LO doesn't want it, so don't spend the money, for goodness sakes; why do people continue hitting their heads on the wall?

This is a no-brainer...go with Belmont and MLK spurs instead. Go where people support the streetcar, not where people oppose it -- let them pay for their own transportation needs on their own.

R A Fontes

Perhaps the most significant misunderstanding about this project is that "no transit improvement at all", as Mr. Libby characterizes it above, is an option. It is not.

The FTA's official label "no-build" actually refers to no-build beyond budgetary constraints. In other words, what local jurisdictions would do on their own without extra feeding time at the federal trough.

In this case, Metro's Regional Transportation Plan and TriMet's Transit Improvement Plan include the provision to bring the route 35 bus up to the Frequent Service standard. Metro project number 10940 allocates $3.6 million 2007 dollars for the capital expenditures necessary to provide 605 more service hours each week, more than doubling the route's capacity.

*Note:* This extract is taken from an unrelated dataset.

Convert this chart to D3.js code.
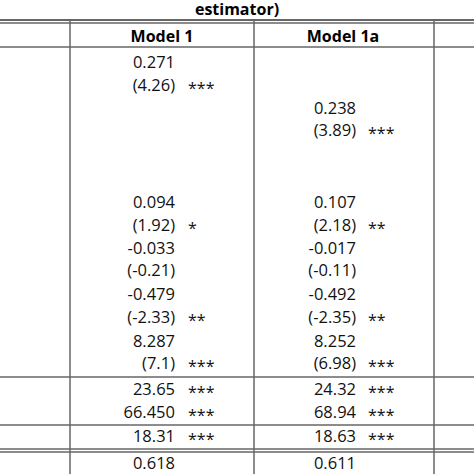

Besides 15 minute headway, Frequent Service includes bus stop improvements, signal prioritization, and surgical stop consolidation. It significantly shorten bus trip times, particularly outside of peak.

While streetcar and the pathetic official proposal for "enhanced bus" would take access away from current riders while adding costs and increasing total trip times, only no-build improves service for each and every rider without exception.

Portland Streetcar Executive Director Rick Gustafson pointed out at the recent Lake Oswego Chamber of Commerce project debate that streetcar is not a tool for eliminating traffic congestion but one for development. He specifically acknowledged that streetcar added 14,000 cars to Portland streets.

The proposed Foothills development which proponents say is fostered by streetcar will definitely add thousands of motor vehicles to Highway 43 in Lake Oswego, bringing its traffic volumes up to those of Canyon Road in Beaverton and 99W in Tigard.

No thank you.

Dennis L

I think your last paragraph of the article describes why we shouldn't be building a streetcar to Lake O. I am a huge fan of rail and its expansion, but I want to see it being expanded to areas that has a high ridership possibility, not to areas that enjoy being far removed from the urban infrastructure of the city.

If Lake O wants a streetcar or even a LRT line to their city, I say the metro needs to see some serious moves on Lake O's part to redevelop their downtown and create target areas for urban redevelopment. Until then, I say let them sit in their own traffic, it isn't really bothering anyone other than them.